We want to roll out multihoming on all sites and thus will apply for a RIPE membership to get one of the last IPv4 /22 networks left as well as an AS number.

  1. Is it provider-aggregatable address spaces that RIPE assigns? Can we do multihoming with these addresses? Can I later switch one or several of my providers?

  2. Can you subnet you assigned address space and use it on two "isolated" networks. I.e. can we have a subnet with transit providers in Germany and another subnet with other providers in Sweden? Or do I need one AS number for each isolated network? If so, can I get multiple AS numbers?
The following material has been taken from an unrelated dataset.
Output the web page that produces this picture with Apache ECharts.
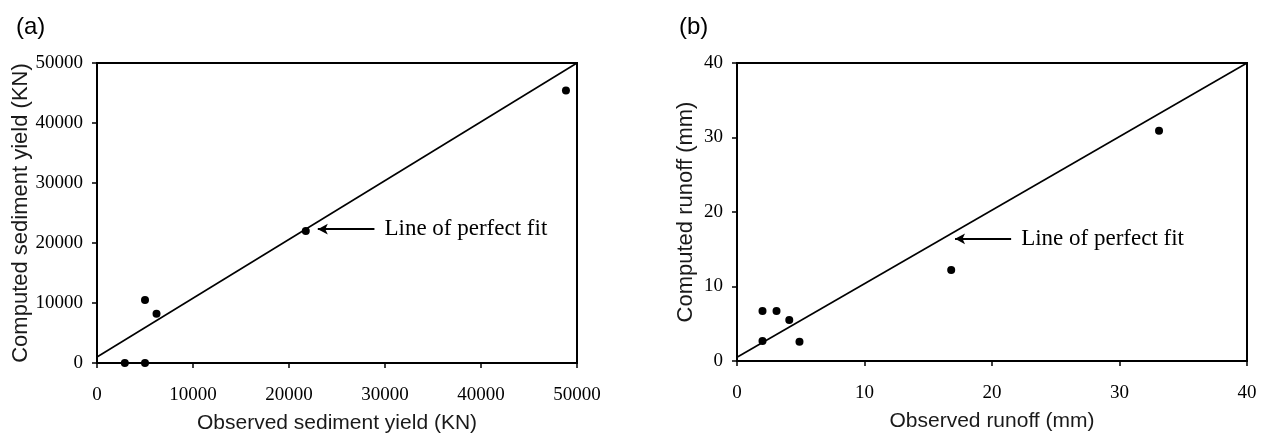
<!DOCTYPE html>
<html>
<head>
<meta charset="utf-8">
<script src="https://cdn.jsdelivr.net/npm/echarts@6/dist/echarts.min.js"></script>
<style>
html,body{margin:0;padding:0;background:#fff;}
#chart{width:1274px;height:444px;}
</style>
</head>
<body>
<div id="chart"></div>
<script>
// Panel (a): sediment yield (KN)
const sedObserved = [2900, 5000, 5000, 6200, 21750, 48850];
const sedComputed = [0, 0, 10500, 8200, 22000, 45400];
const sedFitLine = [[0, 1000], [50000, 50000]];
const sedArrow = {tail: [28900, 22300], tip: [23000, 22300]};

// Panel (b): runoff (mm)
const runObserved = [2.0, 3.1, 4.1, 2.0, 4.9, 16.8, 33.1];
const runComputed = [6.7, 6.7, 5.5, 2.7, 2.6, 12.2, 30.9];
const runFitLine = [[0, 0.5], [40, 40]];
const runArrow = {tail: [21.5, 16.4], tip: [17.1, 16.4]};

const panelTitles = ['(a)', '(b)'];
const xNames = ['Observed sediment yield (KN)', 'Observed runoff (mm)'];
const yNames = ['Computed sediment yield (KN)', 'Computed runoff (mm)'];
const arrowText = 'Line of perfect fit';

const tickFont = {fontFamily: 'Liberation Serif', fontSize: 19, color: '#000', formatter: v => String(v)};
const nameFontX = {fontFamily: 'Liberation Sans', fontSize: 21, color: '#1a1a1a'};
const nameFontY = {fontFamily: 'Liberation Sans', fontSize: 22, color: '#1a1a1a'};

function zip(a, b) { return a.map((v, i) => [v, b[i]]); }

function xAxis(idx, max, interval) {
  return {
    gridIndex: idx, type: 'value', min: 0, max: max, interval: interval,
    name: xNames[idx], nameLocation: 'middle', nameGap: 50, nameTextStyle: nameFontX,
    axisLine: {show: true, onZero: false, lineStyle: {color: '#000', width: 2}},
    axisTick: {show: true, inside: false, length: 5, lineStyle: {color: '#000', width: 1.5}},
    axisLabel: Object.assign({margin: 23}, tickFont),
    splitLine: {show: false}
  };
}
function yAxis(idx, max, interval, gap) {
  return {
    gridIndex: idx, type: 'value', min: 0, max: max, interval: interval,
    name: yNames[idx], nameLocation: 'middle', nameGap: gap, nameTextStyle: nameFontY,
    axisLine: {show: true, onZero: false, lineStyle: {color: '#000', width: 2}},
    axisTick: {show: true, inside: false, length: 5, lineStyle: {color: '#000', width: 1.5}},
    axisLabel: Object.assign({margin: 14}, tickFont),
    splitLine: {show: false}
  };
}
function arrowMark(arrow) {
  return {
    silent: true,
    symbol: ['none', 'arrow'],
    symbolSize: [8, 10],
    lineStyle: {color: '#000', width: 2, type: 'solid'},
    label: {show: true, position: 'start', distance: 10, formatter: arrowText,
            fontFamily: 'Liberation Serif', fontSize: 23, color: '#000'},
    data: [[{coord: arrow.tail}, {coord: arrow.tip}]]
  };
}

const chart = echarts.init(document.getElementById('chart'), null, {renderer: 'canvas'});
chart.setOption({
  backgroundColor: '#fff',
  animation: false,
  title: [
    {text: panelTitles[0], left: 11, top: 10, textStyle: {fontFamily: 'Liberation Sans', fontSize: 24, fontWeight: 'normal', color: '#000'}},
    {text: panelTitles[1], left: 674, top: 10, textStyle: {fontFamily: 'Liberation Sans', fontSize: 24, fontWeight: 'normal', color: '#000'}}
  ],
  grid: [
    {left: 97, right: 1274 - 577, top: 63, bottom: 444 - 363, show: true, borderColor: '#000', borderWidth: 2, containLabel: false},
    {left: 737, right: 1274 - 1247, top: 63, bottom: 444 - 361, show: true, borderColor: '#000', borderWidth: 2, containLabel: false}
  ],
  xAxis: [xAxis(0, 50000, 10000), xAxis(1, 40, 10)],
  yAxis: [yAxis(0, 50000, 10000, 64), yAxis(1, 40, 10, 40)],
  series: [
    {type: 'line', xAxisIndex: 0, yAxisIndex: 0, data: sedFitLine, symbol: 'none',
     lineStyle: {color: '#000', width: 1.6}, markLine: arrowMark(sedArrow)},
    {type: 'scatter', xAxisIndex: 0, yAxisIndex: 0, data: zip(sedObserved, sedComputed),
     symbol: 'circle', symbolSize: 8, itemStyle: {color: '#000', opacity: 1}},
    {type: 'line', xAxisIndex: 1, yAxisIndex: 1, data: runFitLine, symbol: 'none',
     lineStyle: {color: '#000', width: 1.6}, markLine: arrowMark(runArrow)},
    {type: 'scatter', xAxisIndex: 1, yAxisIndex: 1, data: zip(runObserved, runComputed),
     symbol: 'circle', symbolSize: 8, itemStyle: {color: '#000', opacity: 1}}
  ]
});
</script>
</body>
</html>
All help/input would be grately appreciated!

Thanks and regards, Par


You can do multihoming with any address space you get from RIPE NCC. The difference between PA (Provider Aggregatable) and PI (Provider Independent) is what you are allowed to do with it.
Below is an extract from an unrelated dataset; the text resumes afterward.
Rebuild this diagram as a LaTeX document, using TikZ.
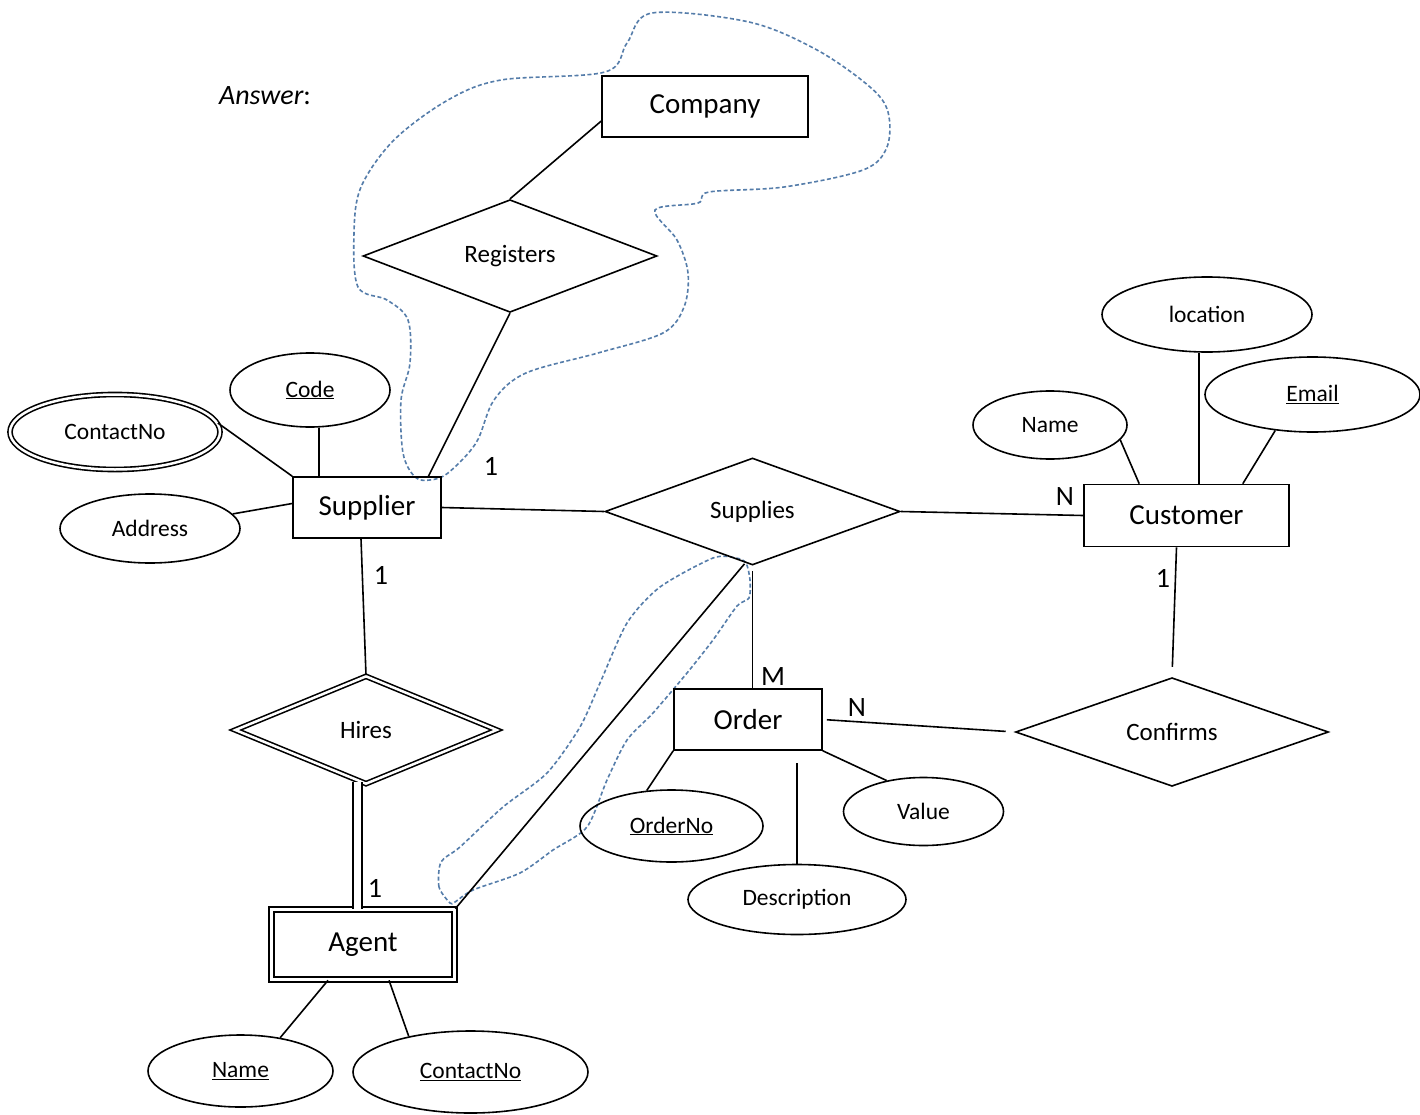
\documentclass[tikz,border=0pt]{standalone}
\usepackage{fontspec}
\setmainfont{Carlito}
\usetikzlibrary{shapes.geometric}
\definecolor{lasso}{RGB}{85,125,170}
\begin{document}
\begin{tikzpicture}[x=1pt,y=-1pt,line width=1.6pt]
\tikzset{
 base/.style={draw, line width=1.6pt, inner sep=0pt, align=center},
 entity/.style={base, rectangle, font=\fontsize{29}{31}\selectfont},
 rel/.style={base, diamond, font=\fontsize{25}{27}\selectfont},
 attr/.style={base, ellipse, font=\fontsize{23.5}{25}\selectfont},
 card/.style={font=\fontsize{28}{30}\selectfont, inner sep=0pt},
 lassoline/.style={draw=lasso, line width=1.6pt, dash pattern=on 4pt off 2.5pt},
}
\fill[white] (0,0) rectangle (1420,1115);
\useasboundingbox (0,0) rectangle (1420,1115);

% lasso outlines
\draw[lassoline] plot[smooth cycle, tension=0.55] coordinates {
 (652,13) (749,22) (817,50) (870,87) (888,112) (887,147) (863,170) (784,187)
 (709,192) (698,203) (655,210) (677,240) (688,273) (684,307) (663,333)
 (598,353) (526,373) (494,400) (476,443) (448,473) (430,480) (415,477)
 (403,453) (401,400) (410,363) (408,320) (387,300) (358,287) (354,233)
 (361,187) (394,140) (448,100) (501,80) (605,72) (627,43)};
\draw[lassoline] plot[smooth cycle, tension=0.45] coordinates {
 (450,903) (439,887) (441,862) (460,847) (503,807) (547,773) (580,727)
 (600,683) (627,623) (660,587) (713,558) (736,558) (746,563) (750,580)
 (749,598) (737,606) (713,640) (687,673) (653,713) (627,740) (607,780)
 (587,827) (553,850) (520,873) (473,890) (455,902)};

% nodes
\node[font=\fontsize{28}{30}\selectfont\itshape, inner sep=0pt] (answer) at (265,96) {Answer\upshape:};
\node[entity, minimum width=206pt, minimum height=61pt] (company) at (705,106.5) {Company};
\node[rel, minimum width=294pt, minimum height=110pt] (registers) at (510,256) {Registers};
\node[entity, minimum width=148pt, minimum height=61pt] (supplier) at (367,507.5) {Supplier};
\node[attr, minimum width=160pt, minimum height=74pt] (code) at (310,390) {\underline{Code}};
\node[attr, double, double distance=2.5pt, minimum width=210pt, minimum height=75pt] (scontact) at (115,432) {ContactNo};
\node[attr, minimum width=180pt, minimum height=69pt] (address) at (150,528.5) {Address};
\node[rel, minimum width=295pt, minimum height=107pt] (supplies) at (752.5,511.5) {Supplies};
\node[entity, minimum width=205pt, minimum height=62pt] (customer) at (1186.5,515.5) {Customer};
\node[attr, minimum width=210pt, minimum height=75pt] (location) at (1207,314.5) {location};
\node[attr, minimum width=215pt, minimum height=75pt] (email) at (1312.5,394.5) {\underline{Email}};
\node[attr, minimum width=154pt, minimum height=68pt] (cname) at (1050,425) {Name};
\node[rel, minimum width=313pt, minimum height=102pt] (confirms) at (1172,732) {Confirms};
\node[entity, minimum width=148pt, minimum height=61pt] (order) at (748,719.5) {Order};
\node[attr, minimum width=183pt, minimum height=72pt] (orderno) at (671.5,826) {\underline{OrderNo}};
\node[attr, minimum width=160pt, minimum height=68pt] (value) at (923.5,811.5) {Value};
\node[attr, minimum width=218pt, minimum height=70pt] (descr) at (797,899.5) {Description};
\node[rel, double, double distance=2.5pt, minimum width=262pt, minimum height=108pt] (hires) at (366,730) {Hires};
\node[entity, double, double distance=3pt, minimum width=183pt, minimum height=70pt] (agent) at (363,944.5) {Agent};
\node[attr, minimum width=185pt, minimum height=72pt] (aname) at (240.5,1071) {\underline{Name}};
\node[attr, minimum width=235pt, minimum height=82pt] (acontact) at (470.5,1072) {\underline{ContactNo}};

% connectors
\draw (company.188) -- (registers.north);
\draw (registers.south) -- (supplier.27);
\draw (scontact.5) -- (supplier.north west);
\draw ([xshift=9pt]code.south) -- ([xshift=9pt]code.south |- supplier.north);
\draw (address.10) -- ([yshift=4pt]supplier.west);
\draw (supplier.east) -- (supplies.west);
\draw (supplies.east) -- (customer.west);
\draw (cname.-12) -- ([xshift=56pt]customer.north west);
\draw ([xshift=-8pt]location.south) -- ([xshift=-8pt]location.south |- customer.north);
\draw (email.-136) -- ([xshift=-47pt]customer.north east);
\draw[shorten >=10pt] ([xshift=-10pt]customer.south) -- (confirms.north);
\draw[shorten <=4pt, shorten >=9pt] (order.east) -- (confirms.west);
\draw[shorten <=5pt] (supplies.south) -- (supplies.south |- order.north);
\draw ([xshift=-8pt,yshift=2pt]supplies.south) -- (agent.north east);
\draw (orderno.125) -- (order.south west);
\draw (value.140) -- (order.south east);
\draw (descr.north) -- ([yshift=-12pt]descr.north |- order.south);
\draw ([xshift=-6pt]supplier.south) -- (hires.north);
\draw[double, double distance=7.5pt, shorten <=-3pt] ([xshift=-8.5pt]hires.south) -- ([xshift=-8.5pt]hires.south |- agent.north);
\draw (aname.40) -- ([xshift=-35pt]agent.south);
\draw (acontact.150) -- ([xshift=26pt]agent.south);

% cardinalities
\node[card] (c1) at (491,466) {1};
\node[card] (c2) at (1065,497) {N};
\node[card] (c3) at (381,575) {1};
\node[card] (c4) at (375,888) {1};
\node[card] (c5) at (773,677) {M};
\node[card] (c6) at (857,708) {N};
\node[card] (c7) at (1163,578) {1};
\end{tikzpicture}
\end{document}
  • PA space is for LIRs (RIPE NCC members, often ISPs or large companies, but these days also smaller organisations needing that last /22) to be used to number their own infrastructure and that of their customers (if any).
  • PI space is for other organisations that need address space for their own use. These addresses are not allowed to be assigned/delegated to third parties.
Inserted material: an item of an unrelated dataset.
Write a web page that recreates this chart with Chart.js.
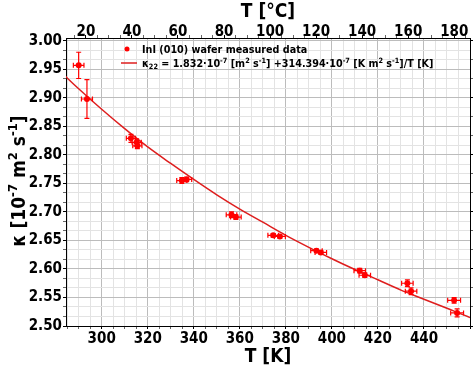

But in the end they are just blocks of integers :) There are no technical differences between them, only policy differences. You can use them independently of ISPs, connect them to multiple upstream ISPs (multihoming), change those upstreams, participate on internet exchanges etc. The last /22 you can get is PA space so you are allowed to assign/delegate addresses to third parties if you want to.

Splitting up your allocation from RIPE NCC is possible. There are no rules about this, only conventions. For IPv4 you can usually deaggregate down to a /24. Splitting your /22 into two /23s will therefore work.

If you have two disconnected networks you need two AS numbers. To prevent routing loops BGP filters out AS paths that have your own AS in them. If you would use the same AS then your network in Germany wouldn't be able to see the network in Sweden and vice-versa. You can get multiple AS numbers if you have multiple routing policies. As your routing in Germany is different from your routing in Sweden you qualify for that so you should have no problem getting two AS numbers.